H : O, sekdesnya ya. Tapi memang semua harus lewat sekdes kalau masuk?
M : Tidak mesti lewat sekdes. Karena waktu itu kan kita…gimana ya, bukan…kita kembali pada sejarah. Kalau perempuan saja yang kerja tidak berhasil, kalau laki-laki saja tidak berhasil. Maksudnya harus kerjasama. Jadi semua informasi itu…memang saat itu biar kepala desa laki-laki, tapi yang menguasai desa kami. Yang menguasai desa, semua peraturan desa, kami yang aturkan, kami yang perempuan, bergabung dengan organisasi PKK.
H : Itu memang kulturnya di sana seperti itu memang? Perempuan yang punya banyak kekuasaan, kekuatan untuk mengatur?

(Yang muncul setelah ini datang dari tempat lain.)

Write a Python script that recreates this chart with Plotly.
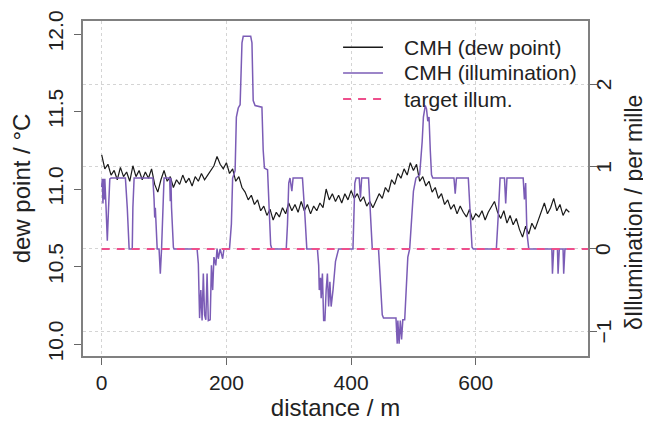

M : O tidak, sebenarnya perempuan tidak diberikan peluang sedikitpun untuk menguasai jabatan. Jangankan untuk menguasai jabatan, untuk musyawarah saja ngak bisa. Saya berjuang. Waktu itu, di situ memang di desa, khusus desa saya dan banyak desa-desa yang lain, perempuan kelas 6 SD sudah dikawinkan. A, saya berjuang di situ. Memang saya tamat PGA kan. Tamat PGA berjuang. Saya berjuang harus bisa kuliah gitu, harus sekolah. Waktu saya berjuang, macam-macam simbol (stigma, red) yang diberikan oleh masyarakat, tapi saya ngak open, yang penting saya harus sekolah, harus memperbaharui desa saya. Akhirnya setelah saya mempengaruhi orang-orang tua di situ, di desa itu, sekarang udah banyak perempuan yang sekolah. Malah ada yang udah kuliah, kerja. Biarpun saya ngak sempat kuliah, tapi saya mempengaruhi kawan-kawan untuk kuliah.
H : Sampai berapa lama perjuangan itu akhirnya baru bisa berhasil?

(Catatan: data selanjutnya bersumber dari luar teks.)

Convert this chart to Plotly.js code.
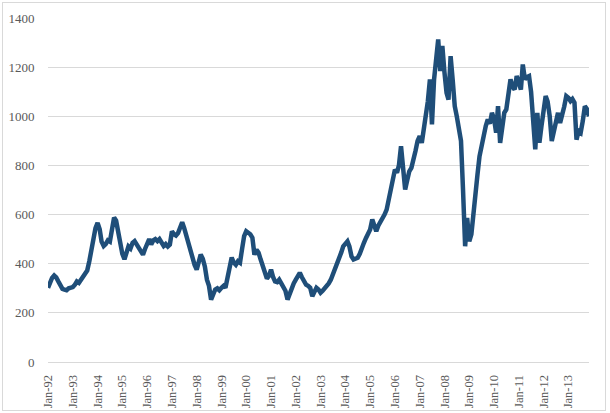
<!DOCTYPE html>
<html>
<head>
<meta charset="utf-8">
<script src="https://cdn.plot.ly/plotly-3.0.1.min.js"></script>
<style>
html,body{margin:0;padding:0;background:#fff;}
#wrap{position:relative;width:610px;height:413px;}
#chart{width:610px;height:413px;}
#frame{position:absolute;left:2px;top:2px;width:602px;height:407px;border:1px solid #d9d9d9;pointer-events:none;}
</style>
</head>
<body>
<div id="wrap"><div id="chart"></div><div id="frame"></div></div>
<script>
// Monthly series, Jan-1992 .. Nov-2013
const startYear = 1992;
const values = [
  // 1992
  302, 325, 342, 352, 344, 328, 310, 298, 295, 292, 300, 303,
  // 1993
  305, 315, 328, 322, 335, 345, 360, 372, 410, 455, 500, 545,
  // 1994
  566, 540, 490, 472, 480, 495, 490, 545, 588, 575, 530, 480,
  // 1995
  440, 418, 445, 470, 462, 485, 492, 478, 465, 448, 437, 460,
  // 1996
  485, 500, 478, 495, 500, 492, 500, 485, 472, 480, 470, 478,
  // 1997
  532, 520, 515, 525, 545, 569, 545, 512, 490, 455, 425, 395,
  // 1998
  376, 410, 437, 420, 389, 335, 310, 254, 275, 295, 300, 292,
  // 1999
  302, 310, 302, 340, 389, 425, 405, 396, 410, 404, 460, 512,
  // 2000
  532, 525, 520, 506, 437, 457, 445, 417, 395, 363, 340, 350,
  // 2001
  376, 345, 328, 325, 335, 320, 300, 290, 254, 280, 308, 320,
  // 2002
  335, 350, 363, 345, 330, 315, 310, 302, 268, 285, 302, 295,
  // 2003
  282, 290, 298, 308, 320, 335, 356, 372, 403, 420, 445, 471,
  // 2004
  482, 491, 470, 430, 417, 420, 424, 440, 470, 485, 505, 520,
  // 2005
  539, 580, 550, 532, 555, 570, 580, 600, 620, 661, 700, 760,
  // 2006
  783, 770, 800, 878, 760, 702, 740, 776, 790, 837, 860, 900,
  // 2007
  919, 892, 940, 1000, 1060, 1150, 967, 1150, 1240, 1313, 1184, 1286,
  // 2008
  1180, 1096, 1068, 1245, 1150, 1041, 1000, 960, 900, 700, 471, 586,
  // 2009
  491, 520, 607, 715, 760, 837, 880, 920, 960, 987, 970, 1014,
  // 2010
  990, 933, 1041, 892, 960, 1014, 1028, 1100, 1150, 1120, 1109, 1164,
  // 2011
  1140, 1109, 1211, 1150, 1160, 1164, 1100, 973, 865, 1014, 892, 960,
  // 2012
  1040, 1082, 1060, 1000, 899, 940, 980, 1014, 973, 1000, 1040, 1082,
  // 2013
  1075, 1062, 1070, 1055, 905, 940, 933, 980, 1041, 1030, 1000
];
const tickYears = [1992,1993,1994,1995,1996,1997,1998,1999,2000,2001,2002,2003,2004,2005,2006,2007,2008,2009,2010,2011,2012,2013];
const tickLabels = ['Jan-92','Jan-93','Jan-94','Jan-95','Jan-96','Jan-97','Jan-98','Jan-99','Jan-00','Jan-01','Jan-02','Jan-03','Jan-04','Jan-05','Jan-06','Jan-07','Jan-08','Jan-09','Jan-10','Jan-11','Jan-12','Jan-13'];
const yTicks = [0,200,400,600,800,1000,1200,1400];

function pad(n){return (n<10?'0':'')+n;}
const dates = values.map((v,i)=>{
  const y = startYear + Math.floor(i/12);
  const m = (i%12)+1;
  return y+'-'+pad(m)+'-01';
});
const tickVals = tickYears.map(y=>y+'-01-01');

const trace = {
  x: dates, y: values, type:'scatter', mode:'lines',
  line:{color:'#1f4e79', width:4.5, shape:'linear'},
  hoverinfo:'skip'
};
const font = {family:'"Liberation Serif", "Times New Roman", serif', color:'#595959', size:13};
const layout = {
  width:610, height:413,
  margin:{l:48, r:21, t:18, b:51, pad:0},
  paper_bgcolor:'#ffffff', plot_bgcolor:'#ffffff',
  showlegend:false,
  font:font,
  xaxis:{
    type:'date',
    range:[dates[0], dates[dates.length-1]],
    tickmode:'array', tickvals:tickVals, ticktext:tickLabels,
    tickangle:-90,
    tickfont:{family:font.family, color:'#595959', size:12.5},
    showgrid:false, zeroline:false,
    showline:true, linecolor:'#d9d9d9', linewidth:1,
    ticks:'outside', ticklen:7, tickcolor:'rgba(0,0,0,0)'
  },
  yaxis:{
    range:[0,1400],
    tickmode:'array', tickvals:yTicks, ticktext:yTicks.map(String),
    tickfont:{family:font.family, color:'#595959', size:13},
    showgrid:true, gridcolor:'#d9d9d9', gridwidth:1,
    zeroline:false, showline:false,
    ticks:'outside', ticklen:10, tickcolor:'rgba(0,0,0,0)'
  }
};
Plotly.newPlot('chart', [trace], layout, {staticPlot:true, displayModeBar:false});
</script>
</body>
</html>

M : Saya SMP, itu tergantung gimana ya, strategi apa yang kita pakai. Saya masuk SMP, kelas 1 SMP, itu yang lain udah..kelas 2 SMP udah ada yang ikutan saya untuk masuk SMP, yang sekolah. Sampai sekarang.
H : Jadi sekarang boleh dibilang posisi perempuan di desa situ sudah cukup lumayan setara ya?
M : he-eh.
H : Kenapa sich motivasinya mbak Muna, kok bisa sampai jadi aktivis, berjuang seperti itu?

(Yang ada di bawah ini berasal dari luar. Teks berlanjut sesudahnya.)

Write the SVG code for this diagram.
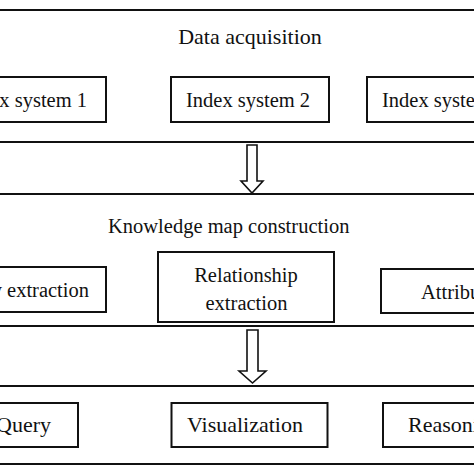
<svg xmlns="http://www.w3.org/2000/svg" width="474" height="474" viewBox="0 0 474 474">
<style>
.bg{fill:#fff}
.sep{stroke:#111;stroke-width:2;fill:none}
.box{fill:#fff;stroke:#111;stroke-width:2}
.t{font-family:"Liberation Serif","Times New Roman",serif;font-size:20.5px;fill:#111}
.h{font-size:22px}
.arrow{fill:#fff;stroke:#111;stroke-width:1.6;stroke-linejoin:miter}
</style>
<rect class="bg" x="0" y="0" width="474" height="474"/>
<g id="sections">
<line class="sep" x1="0" y1="10" x2="474" y2="10"/>
<line class="sep" x1="0" y1="142" x2="474" y2="142"/>
<line class="sep" x1="0" y1="194" x2="474" y2="194"/>
<line class="sep" x1="0" y1="326" x2="474" y2="326"/>
<line class="sep" x1="0" y1="386" x2="474" y2="386"/>
<line class="sep" x1="0" y1="464" x2="474" y2="464"/>
</g>
<g id="title-data"><text class="t h" x="250" y="44" text-anchor="middle">Data acquisition</text></g>
<g id="index1"><rect class="box" x="-52" y="77" width="158" height="45"/><text class="t" x="87" y="107" text-anchor="end">Index system 1</text></g>
<g id="index2"><rect class="box" x="171" y="77" width="158" height="45"/><text class="t" x="186" y="107">Index system 2</text></g>
<g id="index3"><rect class="box" x="367" y="77" width="158" height="45"/><text class="t" x="382" y="107">Index system 3</text></g>
<g id="title-km"><text class="t" x="108" y="233">Knowledge map construction</text></g>
<g id="entity"><rect class="box" x="-80" y="267" width="186" height="45"/><text class="t" x="89" y="297" text-anchor="end">Entity extraction</text></g>
<g id="relationship"><rect class="box" x="158" y="252" width="176" height="70"/><text class="t" x="246" y="282" text-anchor="middle">Relationship</text><text class="t" x="246.5" y="310" text-anchor="middle">extraction</text></g>
<g id="attribute"><rect class="box" x="381" y="269" width="200" height="44"/><text class="t" x="421" y="299">Attribute extraction</text></g>
<g id="query"><rect class="box" x="-80" y="403" width="158" height="44"/><text class="t h" x="51" y="432" text-anchor="end">Query</text></g>
<g id="visualization"><rect class="box" x="171.5" y="403" width="156" height="44"/><text class="t h" x="187" y="432">Visualization</text></g>
<g id="reasoning"><rect class="box" x="383" y="403" width="158" height="44"/><text class="t h" x="408" y="432">Reasoning</text></g>
<g id="connectors">
<polygon class="arrow" points="247,145 257,145 257,181 263,181 252,193 241,181 247,181"/>
<polygon class="arrow" points="247,330 258,330 258,371 266,371 252.5,383 239,371 247,371"/>
</g>
</svg>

M : Karena kita merasa diri kita, hak-hak kita tidak diinikan..jadi kita berjuanglah untuk mendapat hak-hak kita, gitu.
H : Ada kendala atau apa sich, menjadi aktivis selama ini kendala terbesarnya apa?
M : Ya kendala terbesarnya, karena kita bekerja di daerah konflik, malah nyawa saya terancam. Ada desa, ada berapa kecamatan yang saya tinggalkan, saya tidak bisa masuk lagi, karena saya memang orangnya keras gitu. Saya ngak mau… Keras kan kita lihat situasinya. Karena kita kan minta ini itulah oleh pihak-pihak tertentu. Kita ngak mau memenuhinya. Kalau kita udah penuhi sekali, pasti orang itu akan minta lagi. Jadi saya dari pertama ngak akan memberikannya. Sampai sekarang ya…
H : Ngak menyerah gitu ya?
M : Ya.
H : Takut ngak sich ketika nyawa jadi taruhan, di daerah konflik seperti itu?
M : O, kalau bagi saya itu ngak. Hidup sekali, mati sekali. Itu, ngak ada kata istilah takut ini itu ngak ada bagi saya ya.